## What to work on:
Look through the records below and give the number of lines holding the string "this", nothing more.

Figure scripts
____________________

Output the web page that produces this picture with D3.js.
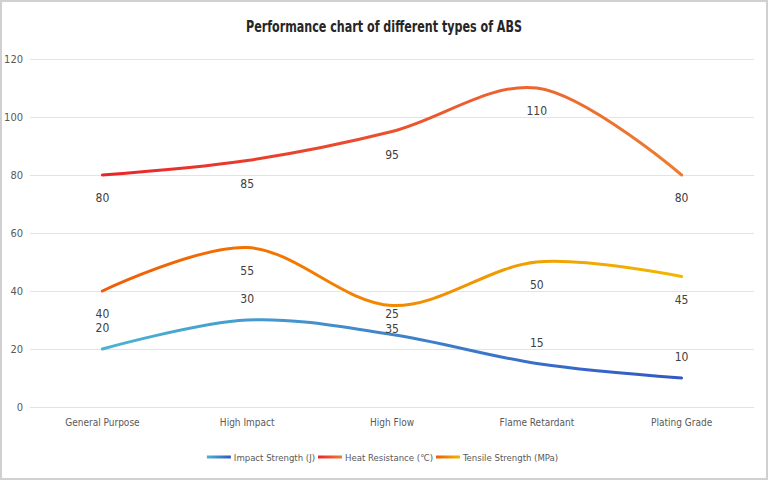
<!DOCTYPE html>
<html>
<head>
<meta charset="utf-8">
<script src="https://cdn.jsdelivr.net/npm/d3@7"></script>
<style>
  body { margin: 0; background: #fff; }
  text { font-family: "DejaVu Sans Condensed", sans-serif; }
</style>
</head>
<body>
<svg id="chart" width="768" height="480"></svg>
<script>
const categories = ["General Purpose", "High Impact", "High Flow", "Flame Retardant", "Plating Grade"];
const impactStrength = [20, 30, 25, 15, 10];
const heatResistance = [80, 85, 95, 110, 80];
const tensileStrength = [40, 55, 35, 50, 45];
const yTicks = [0, 20, 40, 60, 80, 100, 120];

const series = [
  {name: "Impact Strength (J)", values: impactStrength, from: "#4bb3d0", to: "#3357c4", labelDy: -17},
  {name: "Heat Resistance (\u2103)", values: heatResistance, from: "#e8262a", to: "#ed7d31", labelDy: 27},
  {name: "Tensile Strength (MPa)", values: tensileStrength, from: "#f25a05", to: "#f0b800", labelDy: 27}
];

const margin = {top: 59, right: 14, bottom: 73, left: 30};
const svg = d3.select('#chart');
const width = +svg.attr('width'), height = +svg.attr('height');
const w = width - margin.left - margin.right;
const h = height - margin.top - margin.bottom;

// outer frame
svg.append('rect')
  .attr('x', 1).attr('y', 1).attr('width', width - 2).attr('height', height - 2)
  .attr('fill', '#fff').attr('stroke', '#d0d0d0').attr('stroke-width', 2);

svg.append('text')
  .attr('x', width / 2).attr('y', 32)
  .attr('text-anchor', 'middle')
  .attr('font-size', 16).attr('font-weight', 'bold').attr('fill', '#262626')
  .attr('textLength', 276).attr('lengthAdjust', 'spacingAndGlyphs')
  .text('Performance chart of different types of ABS');

const g = svg.append('g').attr('transform', `translate(${margin.left},${margin.top})`);

const x = d3.scaleBand().domain(categories).range([0, w]);
const y = d3.scaleLinear().domain([0, 120]).range([h, 0]);

// grid + y labels
const yAxis = g.append('g').call(d3.axisLeft(y).tickValues(yTicks).tickSize(-w).tickPadding(7));
yAxis.select('.domain').remove();
yAxis.selectAll('.tick line').attr('stroke', '#e3e3e3');
yAxis.selectAll('.tick text').attr('fill', '#595959').attr('font-size', 11);

const xAxis = g.append('g').attr('transform', `translate(0,${h})`)
  .call(d3.axisBottom(x).tickSize(0).tickPadding(12));
xAxis.select('.domain').remove();
xAxis.selectAll('.tick text').attr('fill', '#595959').attr('font-size', 10);

const defs = svg.append('defs');
series.forEach((s, i) => {
  const grad = defs.append('linearGradient')
    .attr('id', 'grad' + i)
    .attr('gradientUnits', 'userSpaceOnUse')
    .attr('x1', x(categories[0]) + x.bandwidth() / 2).attr('x2', x(categories[4]) + x.bandwidth() / 2)
    .attr('y1', 0).attr('y2', 0);
  grad.append('stop').attr('offset', 0).attr('stop-color', s.from);
  grad.append('stop').attr('offset', 1).attr('stop-color', s.to);
});

const line = d3.line()
  .x((d, i) => x(categories[i]) + x.bandwidth() / 2)
  .y(d => y(d))
  .curve(d3.curveCatmullRom.alpha(0.5));

series.forEach((s, i) => {
  g.append('path')
    .datum(s.values)
    .attr('fill', 'none')
    .attr('stroke', `url(#grad${i})`)
    .attr('stroke-width', 3)
    .attr('stroke-linecap', 'round')
    .attr('d', line);
});

series.forEach(s => {
  g.selectAll(null).data(s.values).enter().append('text')
    .attr('x', (d, i) => x(categories[i]) + x.bandwidth() / 2)
    .attr('y', d => y(d) + s.labelDy)
    .attr('text-anchor', 'middle')
    .attr('font-size', 12).attr('fill', '#404040')
    .text(d => d);
});

// legend, laid out from measured text widths and centred
const lg = svg.append('g').attr('transform', 'translate(0,457)');
const items = series.map((s, i) => {
  const lgrad = defs.append('linearGradient').attr('id', 'lgrad' + i);
  lgrad.append('stop').attr('offset', 0).attr('stop-color', s.from);
  lgrad.append('stop').attr('offset', 1).attr('stop-color', s.to);
  const item = lg.append('g');
  item.append('rect')
    .attr('x', 0).attr('y', -1.5).attr('width', 24).attr('height', 3)
    .attr('fill', `url(#lgrad${i})`);
  const t = item.append('text')
    .attr('x', 27).attr('y', 4)
    .attr('font-size', 9.5).attr('fill', '#595959')
    .text(s.name);
  return {item, w: 27 + t.node().getComputedTextLength() + 3};
});
const total = d3.sum(items, d => d.w);
let cx = 384 - total / 2;
items.forEach(d => { d.item.attr('transform', `translate(${cx},0)`); cx += d.w; });
</script>
</body>
</html>
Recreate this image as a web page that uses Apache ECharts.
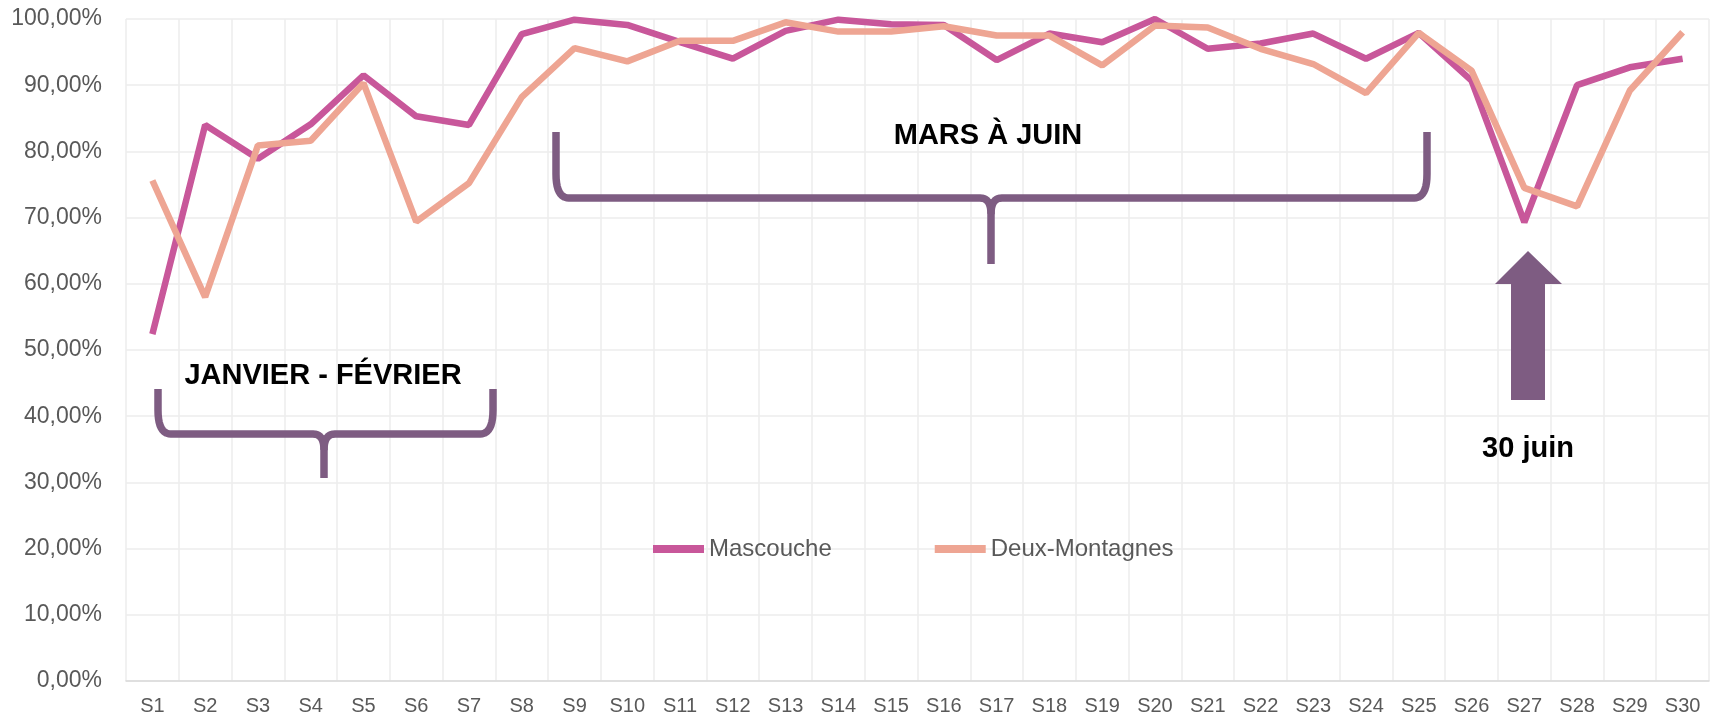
<!DOCTYPE html>
<html>
<head>
<meta charset="utf-8">
<script src="https://cdn.jsdelivr.net/npm/echarts@6/dist/echarts.min.js"></script>
<style>
  html, body { margin: 0; padding: 0; background: #fff; }
  #chart { width: 1719px; height: 718px; }
</style>
</head>
<body>
<div id="chart"></div>
<script>
// semaines
const weeks = ['S1', 'S2', 'S3', 'S4', 'S5', 'S6', 'S7', 'S8', 'S9', 'S10',
  'S11', 'S12', 'S13', 'S14', 'S15', 'S16', 'S17', 'S18', 'S19', 'S20',
  'S21', 'S22', 'S23', 'S24', 'S25', 'S26', 'S27', 'S28', 'S29', 'S30'];

// taux (%)
const mascouche = [52.4, 84.0, 78.9, 84.1, 91.5, 85.3, 84.0, 97.7, 99.9, 99.1,
  96.5, 94.0, 98.2, 99.9, 99.2, 99.1, 93.8, 97.8, 96.5, 100.0,
  95.5, 96.3, 97.8, 94.0, 97.9, 90.7, 69.3, 90.0, 92.7, 94.0];
const deuxMontagnes = [75.6, 58.0, 80.9, 81.6, 90.3, 69.4, 75.2, 88.2, 95.6, 93.6,
  96.7, 96.7, 99.5, 98.1, 98.1, 98.9, 97.5, 97.5, 93.0, 99.0,
  98.7, 95.5, 93.2, 88.8, 97.9, 92.2, 74.5, 71.7, 89.2, 98.0];

const FONT = '"Liberation Sans", Arial, sans-serif';
const PURPLE = '#7E5C82';

// courbe quadratique échantillonnée
function quad(p0, c, p1) {
  const pts = [];
  for (let i = 0; i <= 10; i++) {
    const t = i / 10;
    const a = (1 - t) * (1 - t), b = 2 * (1 - t) * t, d = t * t;
    pts.push([a * p0[0] + b * c[0] + d * p1[0], a * p0[1] + b * c[1] + d * p1[1]]);
  }
  return pts;
}

// accolade horizontale, pointe vers le bas
function brace(xl, xr, xm, yTop, yBar, yTip) {
  const left = [[xl, yTop]]
    .concat(quad([xl, yBar - 24], [xl, yBar], [xl + 13, yBar]))
    .concat(quad([xm - 11, yBar], [xm, yBar], [xm, yBar + 16]))
    .concat([[xm, yTip]]);
  const right = quad([xm, yBar + 16], [xm, yBar], [xm + 11, yBar])
    .concat(quad([xr - 13, yBar], [xr, yBar], [xr, yBar - 24]))
    .concat([[xr, yTop]]);
  const style = { stroke: PURPLE, lineWidth: 7.5, fill: null, lineJoin: 'round' };
  return [
    { type: 'polyline', shape: { points: left }, style: style, z: 10 },
    { type: 'polyline', shape: { points: right }, style: style, z: 10 }
  ];
}

function label(text, x, y) {
  return {
    type: 'text', x: x, y: y, z: 11,
    style: {
      text: text, font: 'bold 29px ' + FONT, fill: '#000',
      textAlign: 'center', textVerticalAlign: 'middle'
    }
  };
}

const chart = echarts.init(document.getElementById('chart'));

const option = {
  animation: false,
  backgroundColor: '#fff',
  grid: { left: 126, right: 10, top: 19, bottom: 37 },
  legend: {
    left: 653,
    top: 537,
    padding: 0,
    itemGap: 103,
    itemWidth: 51,
    itemHeight: 8,
    icon: 'rect',
    textStyle: { fontFamily: FONT, fontSize: 24, color: '#595959' },
    data: ['Mascouche', 'Deux-Montagnes']
  },
  xAxis: {
    type: 'category',
    data: weeks,
    boundaryGap: true,
    axisLine: { lineStyle: { color: '#D9D9D9', width: 1.5 } },
    axisTick: { show: false },
    axisLabel: { margin: 15, fontFamily: FONT, fontSize: 20, color: '#595959' },
    splitLine: { show: true, lineStyle: { color: '#EDEDED', width: 1.5 } }
  },
  yAxis: {
    type: 'value',
    min: 0,
    max: 100,
    interval: 10,
    axisLine: { show: false },
    axisTick: { show: false },
    axisLabel: {
      margin: 24, fontFamily: FONT, fontSize: 23, color: '#595959',
      formatter: v => v.toFixed(2).replace('.', ',') + '%'
    },
    splitLine: { lineStyle: { color: '#EDEDED', width: 1.5 } }
  },
  series: [
    {
      name: 'Mascouche',
      type: 'line',
      data: mascouche,
      symbol: 'none',
      color: '#C8579A',
      lineStyle: { width: 6.5, color: '#C8579A' }
    },
    {
      name: 'Deux-Montagnes',
      type: 'line',
      data: deuxMontagnes,
      symbol: 'none',
      color: '#EEA593',
      lineStyle: { width: 6.5, color: '#EEA593' }
    }
  ],
  graphic: [].concat(
    brace(158, 493, 324, 389, 434, 478),
    brace(556, 1427, 991, 132, 198, 264),
    [
      {
        type: 'polygon', z: 10,
        shape: { points: [[1528, 251], [1562, 284], [1545, 284], [1545, 400], [1511, 400], [1511, 284], [1495, 284]] },
        style: { fill: PURPLE }
      },
      label('JANVIER - FÉVRIER', 323, 376),
      label('MARS À JUIN', 988, 136),
      label('30 juin', 1528, 449)
    ]
  )
};

chart.setOption(option);
</script>
</body>
</html>
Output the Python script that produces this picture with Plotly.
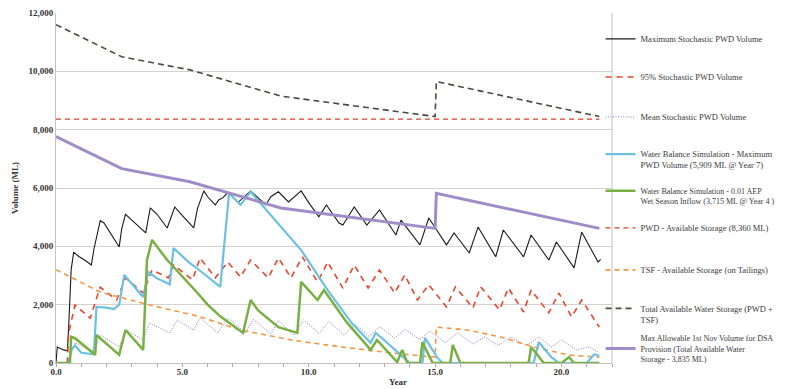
import plotly.graph_objects as go

# ---------------- data ----------------
max_x = [0, 0.05, 0.3, 0.45, 0.5, 0.55, 0.6, 0.7, 0.9, 1.1, 1.4, 1.5, 1.6, 1.75, 1.9, 2.2, 2.5, 2.6, 2.75, 3.0, 3.3, 3.55, 3.73, 4.0, 4.4, 4.55, 4.7, 5.0, 5.45, 5.6, 5.85, 6.0, 6.3, 6.45, 6.6, 6.8, 7.2, 7.7, 8.3, 8.5, 8.8, 9.2, 9.45, 9.7, 10.0, 10.4, 10.7, 11.2, 11.35, 11.8, 12.3, 12.8, 13.45, 13.65, 14.4, 14.75, 15.45, 15.75, 16.35, 16.7, 17.4, 17.7, 18.5, 18.8, 19.5, 19.8, 20.5, 20.8, 21.45, 21.55]
max_y = [0, 550, 450, 420, 1200, 2500, 3200, 3800, 3650, 3550, 3360, 3900, 4320, 4880, 4800, 4400, 3980, 4600, 5100, 4900, 4650, 4460, 5320, 5100, 4630, 5000, 5350, 5050, 4630, 5300, 5900, 5700, 5420, 5600, 5660, 5850, 5500, 5900, 5420, 5700, 5870, 5520, 5700, 5900, 5500, 5010, 5420, 4800, 4730, 5350, 4730, 5250, 4390, 4900, 4050, 4970, 4050, 4460, 3770, 4660, 3640, 4560, 3640, 4390, 3530, 4150, 3260, 4490, 3460, 3550]

p95_x = [0, 0.45, 0.5, 0.75, 1.35, 1.75, 2.4, 2.75, 3.45, 3.8, 4.45, 4.65, 5.4, 5.7, 6.3, 6.8, 7.3, 7.7, 8.4, 8.8, 9.3, 9.75, 10.35, 10.75, 11.35, 11.8, 12.35, 12.8, 13.4, 13.8, 14.3, 14.75, 15.45, 15.8, 16.5, 16.8, 17.55, 17.9, 18.5, 18.8, 19.5, 19.9, 20.4, 20.8, 21.5]
p95_y = [0, 0, 1030, 1990, 1540, 2600, 2160, 2920, 2400, 3190, 2920, 3360, 2850, 3600, 2920, 3460, 2950, 3530, 2920, 3600, 2920, 3640, 2780, 3460, 2570, 3360, 2570, 3190, 2400, 3020, 2160, 2680, 1920, 2610, 1890, 2610, 1820, 2570, 1750, 2500, 1720, 2400, 1580, 2160, 1230]

mean_x = [0, 0.5, 0.75, 1.5, 1.75, 2.5, 2.8, 3.45, 3.7, 4.5, 4.8, 5.45, 5.7, 6.4, 6.8, 7.5, 7.8, 8.5, 8.8, 9.4, 9.8, 10.4, 10.8, 11.4, 11.8, 12.4, 12.8, 13.4, 13.8, 14.4, 14.8, 15.4, 15.9, 16.5, 16.95, 17.5, 18.0, 18.6, 19.1, 19.6, 20.0, 20.6, 21.1, 21.5]
mean_y = [0, 0, 690, 400, 960, 550, 1130, 790, 1370, 1030, 1470, 1130, 1540, 1030, 1540, 1030, 1500, 1000, 1450, 950, 1480, 1020, 1420, 950, 1350, 900, 1250, 850, 1150, 800, 1100, 700, 1030, 650, 890, 600, 890, 600, 890, 550, 790, 450, 550, 350]

wbmax_x = [0, 0.5, 0.6, 0.75, 1.0, 1.5, 1.6, 2.0, 2.3, 2.5, 2.7, 3.45, 3.65, 4.0, 4.5, 4.65, 5.25, 5.5, 6.5, 6.85, 7.3, 7.7, 9.7, 10.75, 11.7, 12.45, 12.65, 12.9, 13.65, 14.0, 14.5, 14.6, 15.1, 15.3, 18.9, 19.1, 19.6, 19.9, 21.0, 21.3, 21.5]
wbmax_y = [0, 0, 450, 600, 350, 300, 1920, 1900, 1850, 2000, 3020, 2260, 3120, 2900, 2700, 3940, 3460, 3300, 2610, 5830, 5420, 5870, 3870, 2500, 1370, 690, 1030, 850, 270, 0, 0, 860, 170, 0, 0, 720, 200, 0, 0, 300, 250]

aep_x = [0, 0.55, 0.6, 0.75, 1.55, 1.6, 2.5, 2.75, 3.45, 3.6, 3.8, 4.4, 5.6, 6.0, 6.5, 7.4, 7.7, 8.0, 8.8, 9.55, 9.7, 10.35, 10.6, 11.5, 12.45, 12.7, 13.5, 13.7, 13.9, 14.4, 14.5, 14.9, 15.6, 15.7, 16.0, 18.7, 18.8, 19.3, 20.0, 20.3, 20.5, 21.5]
aep_y = [0, 0, 900, 850, 280, 960, 280, 1130, 450, 3530, 4220, 3530, 2400, 2000, 1600, 1030, 2160, 1800, 1230, 1030, 2780, 2160, 2500, 1400, 450, 790, 30, 450, 0, 0, 720, 0, 0, 620, 0, 0, 550, 0, 0, 200, 0, 0]

pwd_x = [0, 21.5]
pwd_y = [8360, 8360]

tsf_x = [0, 1.75, 3.7, 5.6, 7.3, 9.3, 11.3, 13.3, 15.0, 15.05, 16.3, 17.6, 18.9, 20.3, 21.5]
tsf_y = [3200, 2430, 1990, 1610, 1130, 790, 550, 340, 200, 1230, 1130, 890, 550, 270, 200]

total_x = [0, 2.6, 5.3, 8.9, 15.0, 15.05, 21.5]
total_y = [11600, 10500, 10050, 9150, 8450, 9650, 8450]

dsa_x = [0, 2.6, 5.3, 8.9, 15.0, 15.05, 21.5]
dsa_y = [7765, 6665, 6215, 5315, 4615, 5815, 4615]

y_ticks = [0, 2000, 4000, 6000, 8000, 10000, 12000]
y_labels = ["0", "2,000", "4,000", "6,000", "8,000", "10,000", "12,000"]
x_ticks = [0, 5, 10, 15, 20]
x_labels = ["0.0", "5.0", "10.0", "15.0", "20.0"]

names = [
    "Maximum Stochastic PWD Volume",
    "95% Stochastic PWD Volume",
    "Mean Stochastic PWD Volume",
    "Water Balance Simulation - Maximum<br>PWD Volume (5,909 ML @ Year 7)",
    "Water Balance Simulation - 0.01 AEP<br>Wet Season Inflow (3,715 ML @ Year 4 )",
    "PWD - Available Storage (8,360 ML)",
    "TSF - Available Storage (on Tailings)",
    "Total Available Water Storage (PWD +<br>TSF)",
    "Max Allowable 1st Nov Volume for DSA<br>Provision (Total Available Water<br>Storage - 3,835 ML)",
]

# ---------------- figure ----------------
fig = go.Figure()
series = [
    (max_x, max_y, dict(color="#1a1a1a", width=1.1)),
    (p95_x, p95_y, dict(color="#E8452C", width=1.6, dash="6px,5px")),
    (mean_x, mean_y, dict(color="#9074C4", width=1, dash="1px,1.5px")),
    (wbmax_x, wbmax_y, dict(color="#6CC0E2", width=2.2)),
    (aep_x, aep_y, dict(color="#78B043", width=2.5)),
    (pwd_x, pwd_y, dict(color="#D9412B", width=1.3, dash="5px,4px")),
    (tsf_x, tsf_y, dict(color="#F79646", width=1.6, dash="5px,4px")),
    (total_x, total_y, dict(color="#4B4A3C", width=1.6, dash="6px,4px")),
    (dsa_x, dsa_y, dict(color="#A08CC8", width=3)),
]
legend_ids = ["legend"] + ["legend%d" % k for k in range(2, 10)]
draw_order = [0, 1, 2, 6, 3, 4, 5, 7, 8]
for i in draw_order:
    xs, ys, ln = series[i]
    fig.add_trace(go.Scatter(x=xs, y=ys, mode="lines", line=ln, name=names[i],
                             legend=legend_ids[i]))

# page body has an 8px margin: figure is 778x381 placed at (8, 8)
fig.update_layout(
    width=778, height=381,
    margin=dict(l=48, r=174, t=5, b=26, autoexpand=False),
    paper_bgcolor="white", plot_bgcolor="white",
    font=dict(family="Liberation Serif", size=9, color="#333333"),
    showlegend=True,
)
# one legend box per entry, stacked like the reference legend
legend_y = [0.926, 0.817, 0.703, 0.580, 0.477, 0.386, 0.266, 0.139, 0.040]
legend_valign = ["middle", "middle", "middle", "top", "top", "middle", "middle", "top", "middle"]
legend_size = [8.5, 8.5, 8.5, 8.5, 8, 8.5, 8.5, 8.5, 8]
for k, lid in enumerate(legend_ids):
    fig.update_layout({lid: dict(x=0.9794, xanchor="left", y=legend_y[k], yanchor="middle",
                                 font=dict(size=legend_size[k], color="#3a3a3a"),
                                 valign=legend_valign[k],
                                 itemwidth=30, bgcolor="rgba(0,0,0,0)", borderwidth=0)})

fig.update_xaxes(range=[0, 22], tickvals=x_ticks, ticktext=x_labels,
                 showgrid=False, showline=True, linecolor="#c8c0c0", linewidth=1,
                 ticks="", tickfont=dict(size=9, weight="bold", color="#333"),
                 minor=dict(ticks="outside", ticklen=3, tickcolor="#b0a8a8", dtick=1),
                 mirror=False, zeroline=False)
fig.update_yaxes(range=[0, 12000], tickvals=y_ticks, ticktext=y_labels,
                 showgrid=True, gridcolor="#d8d0d0", gridwidth=1,
                 showline=True, linecolor="#c8c0c0", linewidth=1,
                 ticks="", tickfont=dict(size=9, weight="bold", color="#333"),
                 zeroline=False,
                 title=dict(text="Volume (ML)", font=dict(size=9, weight="bold", color="#333"), standoff=8))
# right border of plot area
fig.add_shape(type="line", xref="paper", yref="paper", x0=1, x1=1, y0=0, y1=1,
              line=dict(color="#c8c0c0", width=1))
fig.add_annotation(text="<b>Year</b>", xref="paper", yref="paper", x=0.615, y=0,
                   yanchor="middle", yshift=-19, showarrow=False, font=dict(size=9, color="#333"))

fig.write_html("out.html")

____________________

## Written reply:
3